In speaking also of the natures superior to man, he employed honorable names, and words of good omen, and upon every occasion made mention of and reverenced the Gods;
During supper, he performed libations to the divinities, and ordered his disciples to celebrate with hymns the beings that are above us, every day.
He paid attention likewise to rumors and omens, prophecies and lots, and in short, to all casual circumstances.
Moreover, he sacrificed to the Gods with millet, cakes, honey-combs, and other fumigations.
But he did not sacrifice animals, nor did any one of the contemplative philosophers.
His other disciples, however, viz. the acusmatici, and the politici, were ordered by him to sacrifice animals, such as a cock, or a lamb, or some other animal recently born, but not frequently.
At the same time they were prohibited from sacrificing oxen.
This also is an indication of the honor which he paid to the Gods, that he exhorted his disciples never to employ the names of the Gods uselessly in swearing.
On which account also Syllus, one of the Pythagoreans in Crotona, paid a fine for not swearing, though he could have sworn without violating truth.
An oath too such as the following is ascribed to the Pythagoreans, as they were unwilling, through reverence, to name Pythagoras; just as they very much abstained from using the names of the Gods.
But they manifested the man through the invention of the tetractys:
I swear by him who the tetractys found,
Whence all our wisdom springs, and which contains
Perennial Nature’s fountain, cause, and root.
Pythagoras emulated the Orphic mode of writing and [piety of] disposition.
He honored the Gods in a way similar to that of Orpheus, placing them in brass images, not conjoined to our forms, but to divine receptacles[36]. This is because they:
- comprehend and provide for all things
- have a nature and morphe similar to the universe.
He also promulgated purifications, and initiations which contain the most accurate knowledge of the Gods.

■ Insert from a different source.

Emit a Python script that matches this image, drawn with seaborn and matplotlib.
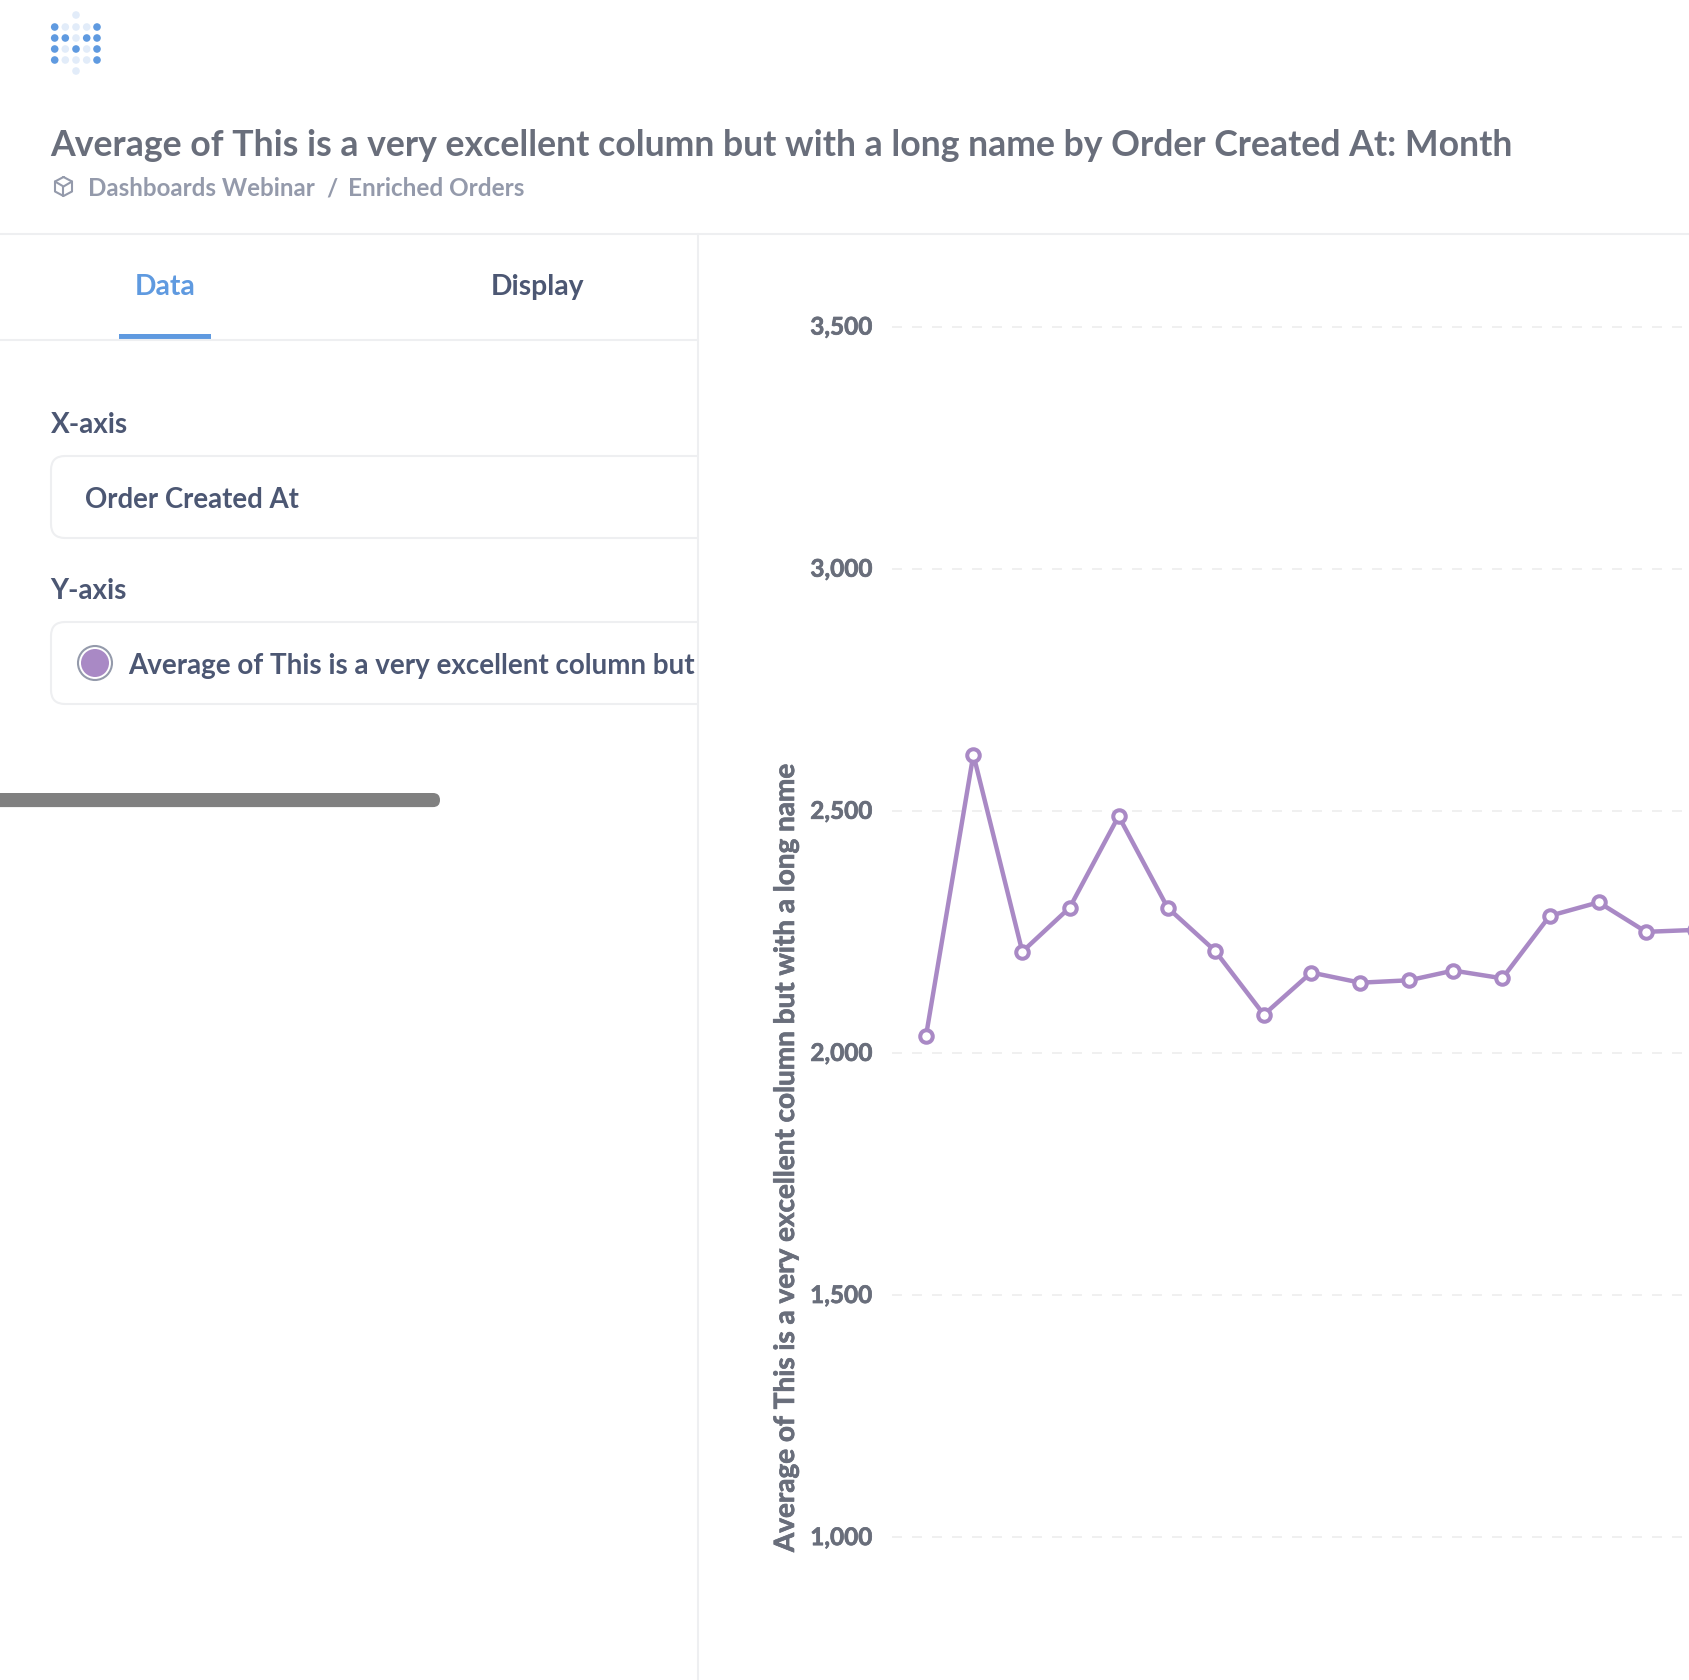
import pandas as pd
import seaborn as sns
import matplotlib.pyplot as plt
import matplotlib.patheffects as pe
from matplotlib.patches import Circle, FancyBboxPatch, Rectangle
from matplotlib.transforms import ScaledTranslation

sns.set_style("white")
plt.rcParams['font.family'] = ['Lato', 'DejaVu Sans']

# values
months = pd.date_range("2016-04-01", periods=17, freq="MS")
averages = [2035, 2616, 2209, 2300, 2489, 2300, 2211, 2079, 2166,
            2145, 2150, 2170, 2154, 2283, 2311, 2250, 2254]
y_ticks = [1000, 1500, 2000, 2500, 3000, 3500]
chart_title = "Average of This is a very excellent column but with a long name by Order Created At: Month"
y_label = "Average of This is a very excellent column but with a long name"

PURPLE = "#a989c5"
BLUE = "#5f9ae0"
LIGHT_BLUE = "#e2ecf9"
TITLE_GREY = "#696e7b"
LABEL_BLUE = "#4c5773"
CRUMB = "#949aab"
BORDER = "#eeeff1"

W, H = 1690, 1680
fig = plt.figure(figsize=(W / 100, H / 100), dpi=100, facecolor="white")

# page furniture, drawn in pixel coordinates
ui = fig.add_axes([0, 0, 1, 1])
ui.set_xlim(0, W)
ui.set_ylim(H, 0)
ui.axis("off")

# logo
dot_rows = {27: [1, 0, 0, 0, 1], 38: [1, 1, 0, 1, 1], 49: [1, 0, 1, 0, 1], 60: [1, 0, 0, 0, 1]}
dot_cols = [54.7, 65.3, 76, 86.7, 97]
for ry, row in dot_rows.items():
    for cx, on in zip(dot_cols, row):
        ui.add_patch(Circle((cx, ry), 3.8, color=BLUE if on else LIGHT_BLUE, lw=0))
ui.add_patch(Circle((76, 15), 3.8, color=LIGHT_BLUE, lw=0))
ui.add_patch(Circle((76, 71), 3.8, color=LIGHT_BLUE, lw=0))

# title and breadcrumb
ui.text(50, 145, chart_title, fontsize=25.7, fontweight="bold", color=TITLE_GREY, va="center")
ui.text(88, 189, "Dashboards Webinar", fontsize=17.4, fontweight="bold", color=CRUMB, va="center")
ui.text(332, 189, "/", fontsize=17.4, fontweight="bold", color=CRUMB, va="center", ha="center")
ui.text(348.5, 189, "Enriched Orders", fontsize=17.45, fontweight="bold", color=CRUMB, va="center")

# cube icon
cube_x = [63.5, 72, 72, 63.5, 55, 55, 63.5]
cube_y = [177, 181.5, 191.5, 196, 191.5, 181.5, 177]
ui.plot(cube_x, cube_y, color=CRUMB, lw=1.5)
ui.plot([55, 63.5, 72], [181.5, 186.5, 181.5], color=CRUMB, lw=1.5)
ui.plot([63.5, 63.5], [186.5, 196], color=CRUMB, lw=1.5)

# tabs
ui.text(165, 287, "Data", fontsize=20.3, fontweight="bold", color=BLUE, ha="center", va="center")
ui.text(538, 287, "Display", fontsize=20.3, fontweight="bold", color=LABEL_BLUE, ha="center", va="center")
ui.add_patch(Rectangle((119, 334), 92, 5, color=BLUE, lw=0))

# settings boxes
ui.text(51, 425, "X-axis", fontsize=20.1, fontweight="bold", color=LABEL_BLUE, va="center")
ui.text(50.5, 591, "Y-axis", fontsize=20.1, fontweight="bold", color=LABEL_BLUE, va="center")
for top in [456, 622]:
    ui.add_patch(FancyBboxPatch((51 + 14, top + 14), 740, 82 - 28,
                                boxstyle="round,pad=14,rounding_size=14",
                                fc="white", ec=BORDER, lw=1.5))
ui.add_patch(Rectangle((699, 400), 200, 400, color="white", lw=0, zorder=3))
ui.text(85, 500, "Order Created At", fontsize=19.9, fontweight="bold", color=LABEL_BLUE, va="center")
ui.add_patch(Circle((95, 663), 17, fc="white", ec=CRUMB, lw=1.5))
ui.add_patch(Circle((95, 663), 14, color=PURPLE, lw=0))
ui.text(128.5, 666, "Average of This is a very excellent column but", fontsize=19.95, fontweight="bold",
        color=LABEL_BLUE, va="center", zorder=4)

# grey bar
ui.add_patch(FancyBboxPatch((-20, 800), 453, 0.1, boxstyle="round,pad=7,rounding_size=7",
                            fc="#808080", ec="none"))

# divider lines
ui.plot([0, W], [234, 234], color=BORDER, lw=1.5, zorder=5)
ui.plot([0, 698], [340, 340], color=BORDER, lw=1.5, zorder=5)
ui.plot([698.5, 698.5], [234, H], color=BORDER, lw=1.5, zorder=5)

# chart area, its limits chosen so the gridlines fall where they do in the picture
left, top = 892, 300
ax = fig.add_axes([left / W, 0, (W - left) / W, (H - top) / H])
ax.patch.set_alpha(0)

px_per_unit = 242.3 / 500
px_per_day = 1.579
x_zero = 926
ax.set_ylim(1000 - (H - 1537) / px_per_unit, 3500 + (326.6 - top) / px_per_unit)

df = pd.DataFrame({"month": months, "average": averages})
sns.lineplot(data=df, x="month", y="average", ax=ax, color=PURPLE, linewidth=3.2, errorbar=None,
             marker="o", markersize=9, markerfacecolor="white",
             markeredgecolor=PURPLE, markeredgewidth=2.9, zorder=3)
ax.set_xlim(months[0] - pd.Timedelta(days=(x_zero - left) / px_per_day),
            months[0] + pd.Timedelta(days=(W - x_zero) / px_per_day))

heavy = [pe.withStroke(linewidth=0.5, foreground=TITLE_GREY)]
ax.set_yticks(y_ticks)
ax.set_yticklabels([f"{v:,}" for v in y_ticks], fontsize=17.5, fontweight="bold", color=TITLE_GREY,
                   path_effects=heavy)
ax.set_xticks([])
ax.tick_params(axis="y", length=0, pad=14.4)
# labels sit a little above their gridlines
shift = ScaledTranslation(0, 1.5 / 100, fig.dpi_scale_trans)
for tick in ax.get_yticklabels():
    tick.set_transform(tick.get_transform() + shift)
ax.grid(axis="y", color="#f0f0f0", linewidth=1.44, linestyle=(0, (5, 5)))
ax.set_axisbelow(True)
ax.set_xlabel("")
ax.set_ylabel(y_label, fontsize=20.1, fontweight="bold", color=TITLE_GREY, path_effects=heavy)
ax.yaxis.set_label_coords((799 - left) / (W - left), (H - 1159) / (H - top))
sns.despine(ax=ax, left=True, bottom=True, top=True, right=True)

fig.savefig("out.png", dpi=100, facecolor="white")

He was the author of a compound divine philosophy and worship of the Gods, some of which he learned from:
- the followers of Orpheus
- the Egyptian priests
- the Chaldæans and Magi
- the mysteries performed in Eleusis, in Imbrus, Samothracia, and Delos
- those which are performed by the Celtæ, and in Iberia.

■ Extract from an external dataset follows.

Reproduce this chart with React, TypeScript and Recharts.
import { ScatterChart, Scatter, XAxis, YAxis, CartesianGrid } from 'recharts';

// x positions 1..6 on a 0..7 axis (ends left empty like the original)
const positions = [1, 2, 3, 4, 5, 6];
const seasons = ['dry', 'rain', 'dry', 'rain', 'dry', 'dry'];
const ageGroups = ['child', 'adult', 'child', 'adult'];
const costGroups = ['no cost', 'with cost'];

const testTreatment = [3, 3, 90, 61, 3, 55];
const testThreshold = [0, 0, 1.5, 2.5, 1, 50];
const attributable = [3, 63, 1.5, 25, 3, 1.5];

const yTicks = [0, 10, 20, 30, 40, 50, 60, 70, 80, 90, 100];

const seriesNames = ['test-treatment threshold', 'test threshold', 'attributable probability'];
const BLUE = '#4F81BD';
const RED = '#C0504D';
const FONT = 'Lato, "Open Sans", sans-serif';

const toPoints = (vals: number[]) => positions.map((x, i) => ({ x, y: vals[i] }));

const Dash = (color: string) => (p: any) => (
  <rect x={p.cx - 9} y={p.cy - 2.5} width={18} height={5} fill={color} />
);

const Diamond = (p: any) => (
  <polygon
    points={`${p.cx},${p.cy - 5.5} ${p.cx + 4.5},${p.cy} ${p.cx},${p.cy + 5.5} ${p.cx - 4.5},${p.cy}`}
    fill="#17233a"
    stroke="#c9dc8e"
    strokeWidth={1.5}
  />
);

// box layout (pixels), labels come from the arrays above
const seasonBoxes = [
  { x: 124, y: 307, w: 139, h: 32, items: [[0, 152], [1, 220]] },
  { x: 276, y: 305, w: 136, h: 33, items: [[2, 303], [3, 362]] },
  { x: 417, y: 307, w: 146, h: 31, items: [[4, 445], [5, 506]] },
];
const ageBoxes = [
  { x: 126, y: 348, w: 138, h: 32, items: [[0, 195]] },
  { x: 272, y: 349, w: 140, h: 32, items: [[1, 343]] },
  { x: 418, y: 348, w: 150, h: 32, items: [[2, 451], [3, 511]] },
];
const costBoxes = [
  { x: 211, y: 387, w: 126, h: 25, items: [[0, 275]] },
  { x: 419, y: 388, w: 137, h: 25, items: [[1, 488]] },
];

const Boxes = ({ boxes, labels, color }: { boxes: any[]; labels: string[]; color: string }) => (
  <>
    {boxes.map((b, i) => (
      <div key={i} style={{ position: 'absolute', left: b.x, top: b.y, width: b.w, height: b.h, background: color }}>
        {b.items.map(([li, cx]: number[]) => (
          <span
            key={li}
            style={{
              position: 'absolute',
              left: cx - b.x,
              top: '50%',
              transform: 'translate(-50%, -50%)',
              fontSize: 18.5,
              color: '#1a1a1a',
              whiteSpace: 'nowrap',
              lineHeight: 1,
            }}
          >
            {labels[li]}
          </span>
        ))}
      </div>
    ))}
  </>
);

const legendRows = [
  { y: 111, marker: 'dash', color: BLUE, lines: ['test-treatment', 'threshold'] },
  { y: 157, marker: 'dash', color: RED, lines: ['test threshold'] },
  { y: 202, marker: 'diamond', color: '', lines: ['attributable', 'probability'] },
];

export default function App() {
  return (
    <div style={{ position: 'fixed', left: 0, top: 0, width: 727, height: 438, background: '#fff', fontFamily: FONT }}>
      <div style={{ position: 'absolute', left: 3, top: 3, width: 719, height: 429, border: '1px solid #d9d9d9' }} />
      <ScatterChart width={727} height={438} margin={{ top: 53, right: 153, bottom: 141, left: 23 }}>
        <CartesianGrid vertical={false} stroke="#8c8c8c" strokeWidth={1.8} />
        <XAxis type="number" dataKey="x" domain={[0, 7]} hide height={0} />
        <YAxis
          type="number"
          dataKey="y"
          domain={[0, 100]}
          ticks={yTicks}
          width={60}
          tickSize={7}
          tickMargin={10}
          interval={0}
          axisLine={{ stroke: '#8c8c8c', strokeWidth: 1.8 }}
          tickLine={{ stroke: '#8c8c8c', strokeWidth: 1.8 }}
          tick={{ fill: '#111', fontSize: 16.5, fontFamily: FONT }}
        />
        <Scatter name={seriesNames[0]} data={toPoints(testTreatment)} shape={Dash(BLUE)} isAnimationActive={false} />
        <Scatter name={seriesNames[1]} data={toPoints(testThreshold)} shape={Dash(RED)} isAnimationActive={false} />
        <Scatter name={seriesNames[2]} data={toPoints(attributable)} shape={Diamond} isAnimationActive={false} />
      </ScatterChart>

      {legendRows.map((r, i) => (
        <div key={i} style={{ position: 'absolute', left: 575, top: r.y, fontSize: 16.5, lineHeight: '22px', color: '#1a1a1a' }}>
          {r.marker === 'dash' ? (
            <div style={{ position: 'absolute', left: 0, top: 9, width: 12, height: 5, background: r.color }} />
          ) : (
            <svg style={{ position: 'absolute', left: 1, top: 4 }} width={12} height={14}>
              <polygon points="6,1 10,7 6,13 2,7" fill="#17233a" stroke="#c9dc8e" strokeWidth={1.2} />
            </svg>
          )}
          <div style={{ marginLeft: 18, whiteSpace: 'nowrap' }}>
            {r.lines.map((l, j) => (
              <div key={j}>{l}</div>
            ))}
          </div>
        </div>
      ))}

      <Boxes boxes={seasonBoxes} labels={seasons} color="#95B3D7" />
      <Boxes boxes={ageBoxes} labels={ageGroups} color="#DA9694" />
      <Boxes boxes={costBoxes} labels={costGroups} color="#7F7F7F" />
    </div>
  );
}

The Sacred Discourse of Pythagoras is extant among the Latins. It is not read to all, nor by all of them, but by those who are promptly disposed to learn what is excellent, and apply themselves to nothing base.
He ordained that:
- men should make libations thrice
- Apollo oracles should be delivered from the tripod
- This is because the triad is the first number
- sacrifices should be made to Venus on the sixth day
- This is because this number is the first that partakes of every number, and, when divided in every possible way, receives the power of the numbers subtracted and of those that remain.
- it is necessary to sacrifice to Hercules on the eighth day of the month from the beginning, looking in so doing to his being born in the seventh month.
- it was necessary that he who entered a temple should be clothed with a pure garment, and in which no one had slept
- This is because sleep in the same manner as the black and the brown, is an indication of sluggishness; but purity is a sign of equality and justice in reasoning.
- if blood should be found involuntarily spilt in a temple, a lustration should be made, either in a golden vessel, or with the water of the sea; the former of these [i. e. gold] being the most beautiful of things, and a measure by which the price of all things is regulated; but the latter as he conceived being the progeny of a moist nature, and the nutriment of the first and more common matter.
- it was not proper to bring forth children in a temple
- This is because it is not holy that in a temple the divine part of the soul should be bound to the body
- on a festive day, neither the hair should be cut, nor the nails paired; not thinking it fit that we should leave the service of the Gods for the purpose of increasing our good.
- a louse should not be killed in a temple; conceiving that a divine power ought not to participate of any thing superfluous and corruptible.
- the Gods should be honored with cedar, laurel, cypress, oak, and myrtle
- the body should not be purified with these, nor should any of them be divided by the teeth
- what is boiled should not be roasted; signifying by this that mildness is not in want of anger
- the bodies of the dead should not be burned; following in this the Magi, being unwilling that any thing divine should communicate with a mortal nature.
- it was holy for the dead to be carried out in white garments; obscurely signifying by this the simple and first nature, according to number and the principle of all things.
- an oath should be taken religiously; since that which is behind is long.[37] This was his most important rule.
- it is much more holy to be injured than to kill a man: for judgment is deposited in Hades, where the soul and its essence, and the first nature of things are [properly] estimated.
- sepulchral chests [i. e. biers] should not be made of cypress, because the sceptre of Jupiter was made of this wood, or for some other mystic reason.
- libations should be performed before the table of Jupiter the Saviour, and of Hercules and the Dioscuri; in so doing celebrating Jupiter as the presiding cause and leader of this nutriment; Hercules, as the power of nature; and the Dioscuri, as the symphony of all things.
- libations should not be offered with closed eyes. For he did not think it fit, that any thing beautiful should be undertaken with shame and bashfulness.
- the earth should be touched when it thundered, in remembrance of the generation of things
- temples should be entered from places on the right hand, and that they should be departed out of from the left hand.
For he asserted that the right hand is the principle of what is called the odd number, and is divine; but that the left hand is a symbol of the even number, and of that which is dissolved.
Such is the mode which he is said to have adopted in the cultivation of piety.